普通は、景気が絶好調のときにはインフレになって金融が引き締められ、株価や地価が下落するのですが、平成バブル当時はプラザ合意後の円高によって物価が安定していたことから、金融の緩和が続き、バブルが拡大することができてしまったのでした。
今回は景気が絶好調の反対で不況なので、そもそもこの条件に当てはまるか否かを検討するべきではないでしょう。

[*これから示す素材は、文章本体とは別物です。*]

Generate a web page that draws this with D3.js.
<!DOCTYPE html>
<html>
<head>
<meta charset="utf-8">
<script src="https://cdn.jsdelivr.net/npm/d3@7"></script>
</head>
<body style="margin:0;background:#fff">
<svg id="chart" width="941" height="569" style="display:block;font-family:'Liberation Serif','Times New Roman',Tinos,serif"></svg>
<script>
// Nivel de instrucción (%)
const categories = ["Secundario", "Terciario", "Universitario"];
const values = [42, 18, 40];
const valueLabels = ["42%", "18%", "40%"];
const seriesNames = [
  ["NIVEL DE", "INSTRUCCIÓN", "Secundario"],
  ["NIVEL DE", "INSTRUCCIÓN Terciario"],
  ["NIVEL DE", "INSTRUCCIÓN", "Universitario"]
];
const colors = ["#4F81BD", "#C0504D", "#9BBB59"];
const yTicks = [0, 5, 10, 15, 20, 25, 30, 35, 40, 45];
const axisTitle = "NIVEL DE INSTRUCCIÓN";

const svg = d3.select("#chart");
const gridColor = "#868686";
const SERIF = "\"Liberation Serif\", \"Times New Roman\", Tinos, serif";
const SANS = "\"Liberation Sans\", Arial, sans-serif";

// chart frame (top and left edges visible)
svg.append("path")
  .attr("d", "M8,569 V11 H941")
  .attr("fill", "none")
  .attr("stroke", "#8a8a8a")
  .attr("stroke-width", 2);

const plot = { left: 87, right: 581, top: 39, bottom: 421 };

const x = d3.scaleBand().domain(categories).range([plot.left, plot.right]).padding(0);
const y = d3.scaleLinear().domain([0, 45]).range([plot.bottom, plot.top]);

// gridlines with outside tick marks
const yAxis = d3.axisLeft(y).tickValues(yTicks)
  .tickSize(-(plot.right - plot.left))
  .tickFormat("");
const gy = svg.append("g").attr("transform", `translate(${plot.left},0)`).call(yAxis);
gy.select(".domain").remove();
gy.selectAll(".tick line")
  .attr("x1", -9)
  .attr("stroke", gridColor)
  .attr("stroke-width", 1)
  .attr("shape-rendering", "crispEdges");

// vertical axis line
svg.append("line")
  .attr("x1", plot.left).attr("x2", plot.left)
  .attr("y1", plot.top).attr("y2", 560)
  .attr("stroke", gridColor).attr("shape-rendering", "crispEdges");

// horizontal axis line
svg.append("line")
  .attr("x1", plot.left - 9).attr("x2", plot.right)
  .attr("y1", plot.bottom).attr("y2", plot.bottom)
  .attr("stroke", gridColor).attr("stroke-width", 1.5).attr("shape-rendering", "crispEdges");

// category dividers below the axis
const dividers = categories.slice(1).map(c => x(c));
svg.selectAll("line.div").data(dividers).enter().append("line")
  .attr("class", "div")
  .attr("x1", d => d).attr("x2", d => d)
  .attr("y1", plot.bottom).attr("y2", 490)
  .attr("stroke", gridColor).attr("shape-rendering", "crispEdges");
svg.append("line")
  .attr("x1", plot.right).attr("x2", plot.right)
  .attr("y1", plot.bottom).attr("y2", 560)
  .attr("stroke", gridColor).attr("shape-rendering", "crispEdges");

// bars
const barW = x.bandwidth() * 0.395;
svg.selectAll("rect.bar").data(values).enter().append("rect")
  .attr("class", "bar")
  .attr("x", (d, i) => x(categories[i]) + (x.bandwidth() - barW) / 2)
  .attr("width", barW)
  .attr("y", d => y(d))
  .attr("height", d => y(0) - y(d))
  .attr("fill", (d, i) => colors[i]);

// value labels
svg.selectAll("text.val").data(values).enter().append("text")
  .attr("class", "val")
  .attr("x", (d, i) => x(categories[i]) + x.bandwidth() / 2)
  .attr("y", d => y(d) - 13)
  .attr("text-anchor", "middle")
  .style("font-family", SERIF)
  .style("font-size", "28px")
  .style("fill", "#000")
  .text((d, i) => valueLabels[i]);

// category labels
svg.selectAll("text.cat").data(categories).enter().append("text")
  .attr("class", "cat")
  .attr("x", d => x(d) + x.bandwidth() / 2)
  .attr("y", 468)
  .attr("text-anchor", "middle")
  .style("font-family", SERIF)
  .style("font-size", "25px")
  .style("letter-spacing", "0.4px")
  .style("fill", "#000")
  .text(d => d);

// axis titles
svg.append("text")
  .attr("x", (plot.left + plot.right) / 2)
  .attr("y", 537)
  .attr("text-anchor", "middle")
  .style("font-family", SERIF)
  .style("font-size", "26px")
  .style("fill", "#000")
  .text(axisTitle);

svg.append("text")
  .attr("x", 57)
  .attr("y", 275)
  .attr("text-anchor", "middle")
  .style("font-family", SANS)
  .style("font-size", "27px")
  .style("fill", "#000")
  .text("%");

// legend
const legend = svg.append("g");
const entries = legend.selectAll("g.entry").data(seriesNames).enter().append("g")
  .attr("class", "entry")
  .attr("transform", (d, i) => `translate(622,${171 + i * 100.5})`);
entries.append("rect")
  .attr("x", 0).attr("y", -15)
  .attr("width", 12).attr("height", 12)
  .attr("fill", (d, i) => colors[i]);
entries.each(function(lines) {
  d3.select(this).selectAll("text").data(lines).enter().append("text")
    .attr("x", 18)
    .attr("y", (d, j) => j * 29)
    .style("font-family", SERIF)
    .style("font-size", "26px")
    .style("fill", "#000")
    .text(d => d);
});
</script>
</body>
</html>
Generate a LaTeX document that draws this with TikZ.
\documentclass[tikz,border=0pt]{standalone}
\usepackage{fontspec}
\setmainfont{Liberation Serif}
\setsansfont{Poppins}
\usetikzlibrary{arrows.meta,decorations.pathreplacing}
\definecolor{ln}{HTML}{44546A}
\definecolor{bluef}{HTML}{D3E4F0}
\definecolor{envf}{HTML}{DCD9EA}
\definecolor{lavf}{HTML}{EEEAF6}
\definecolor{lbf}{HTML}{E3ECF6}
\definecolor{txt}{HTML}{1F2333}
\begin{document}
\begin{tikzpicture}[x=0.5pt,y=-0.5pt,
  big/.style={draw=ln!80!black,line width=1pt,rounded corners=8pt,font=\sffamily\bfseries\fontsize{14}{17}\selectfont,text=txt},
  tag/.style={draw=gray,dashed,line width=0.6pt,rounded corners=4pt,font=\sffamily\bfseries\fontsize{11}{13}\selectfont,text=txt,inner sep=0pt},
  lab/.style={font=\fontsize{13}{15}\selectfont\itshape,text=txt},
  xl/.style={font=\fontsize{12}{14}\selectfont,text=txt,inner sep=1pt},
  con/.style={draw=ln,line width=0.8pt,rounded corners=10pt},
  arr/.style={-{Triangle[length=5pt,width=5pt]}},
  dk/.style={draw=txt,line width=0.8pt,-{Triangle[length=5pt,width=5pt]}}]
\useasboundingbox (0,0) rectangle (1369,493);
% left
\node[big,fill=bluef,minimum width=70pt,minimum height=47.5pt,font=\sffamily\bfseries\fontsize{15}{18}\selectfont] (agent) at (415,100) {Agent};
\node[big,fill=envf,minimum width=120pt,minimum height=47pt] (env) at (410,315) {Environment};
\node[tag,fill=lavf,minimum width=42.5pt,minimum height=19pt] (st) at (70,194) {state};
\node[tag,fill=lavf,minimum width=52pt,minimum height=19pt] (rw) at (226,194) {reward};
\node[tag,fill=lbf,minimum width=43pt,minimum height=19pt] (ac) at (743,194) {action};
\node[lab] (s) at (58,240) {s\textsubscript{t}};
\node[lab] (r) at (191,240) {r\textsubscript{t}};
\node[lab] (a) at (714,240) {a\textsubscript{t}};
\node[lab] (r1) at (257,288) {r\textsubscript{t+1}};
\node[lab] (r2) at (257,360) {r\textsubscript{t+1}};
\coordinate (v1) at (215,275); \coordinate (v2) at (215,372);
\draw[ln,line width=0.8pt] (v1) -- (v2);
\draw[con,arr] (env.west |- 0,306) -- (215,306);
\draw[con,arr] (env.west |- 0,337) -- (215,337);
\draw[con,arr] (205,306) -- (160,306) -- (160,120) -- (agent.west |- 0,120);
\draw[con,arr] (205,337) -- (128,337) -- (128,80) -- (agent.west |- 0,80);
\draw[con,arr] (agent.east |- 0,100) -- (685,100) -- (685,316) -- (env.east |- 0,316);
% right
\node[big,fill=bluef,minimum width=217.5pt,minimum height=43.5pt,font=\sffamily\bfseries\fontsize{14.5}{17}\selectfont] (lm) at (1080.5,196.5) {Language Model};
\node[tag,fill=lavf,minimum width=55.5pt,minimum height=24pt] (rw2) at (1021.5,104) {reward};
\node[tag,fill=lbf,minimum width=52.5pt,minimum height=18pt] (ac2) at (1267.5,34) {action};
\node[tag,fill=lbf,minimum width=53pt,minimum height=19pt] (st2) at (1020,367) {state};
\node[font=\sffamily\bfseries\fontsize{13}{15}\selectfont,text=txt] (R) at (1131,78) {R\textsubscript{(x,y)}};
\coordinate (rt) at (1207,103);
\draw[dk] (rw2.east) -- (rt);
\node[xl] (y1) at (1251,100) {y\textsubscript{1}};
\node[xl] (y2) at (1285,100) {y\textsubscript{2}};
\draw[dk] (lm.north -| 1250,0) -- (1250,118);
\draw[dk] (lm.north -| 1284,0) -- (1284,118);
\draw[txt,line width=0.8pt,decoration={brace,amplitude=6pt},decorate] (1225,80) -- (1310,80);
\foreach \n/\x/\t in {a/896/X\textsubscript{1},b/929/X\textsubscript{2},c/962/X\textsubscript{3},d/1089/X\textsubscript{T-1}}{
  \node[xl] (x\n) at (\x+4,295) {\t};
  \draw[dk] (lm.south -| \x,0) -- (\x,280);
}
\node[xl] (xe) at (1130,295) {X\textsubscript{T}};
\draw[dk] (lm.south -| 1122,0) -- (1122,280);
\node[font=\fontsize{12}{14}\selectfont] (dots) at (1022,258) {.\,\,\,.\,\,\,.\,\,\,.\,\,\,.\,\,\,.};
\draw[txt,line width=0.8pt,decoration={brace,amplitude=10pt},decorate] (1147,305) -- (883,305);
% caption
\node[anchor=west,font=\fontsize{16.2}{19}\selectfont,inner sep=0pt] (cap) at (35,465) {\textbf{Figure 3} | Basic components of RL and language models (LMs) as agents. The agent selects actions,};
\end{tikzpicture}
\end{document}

(3)いままで株に興味のなかった人々が、突然株を買いはじめる。
井戸端会議で隣人の話を聞いて帰ってきた配偶者が、「株って儲かるらしいよ。お隣でも儲けられたのだから、自分だって儲けられるはず。買ってみる!」などといい出したら、読者は持っている株をすべて売りましょう(笑)。
この点については、ある程度当てはまっているようです。日本でも投資をはじめた初心者が大勢いるようですし、米国では「ロビンフッド」というアプリによる手数料無料の取引によって、投資をはじめる若者が急増しているとも聞きますから。
(4)国内外で温度差がある。
平成バブルのとき、国内の人は雰囲気に酔っていましたが、海外では冷静な見方も多かったようです。米国のITバブルのときには、米国に出張した人ほど米国経済の素晴らしさを熱弁するようになっていたので、筆者は「出張するとバブル熱に罹患するから出張したくない」と考えたものでした(笑)。
この点については、今次局面では日本と米国の温度差というよりも、株式投資をしている人としていない人の温度差があるようですから、ある程度は当てはまっているのかもしれません。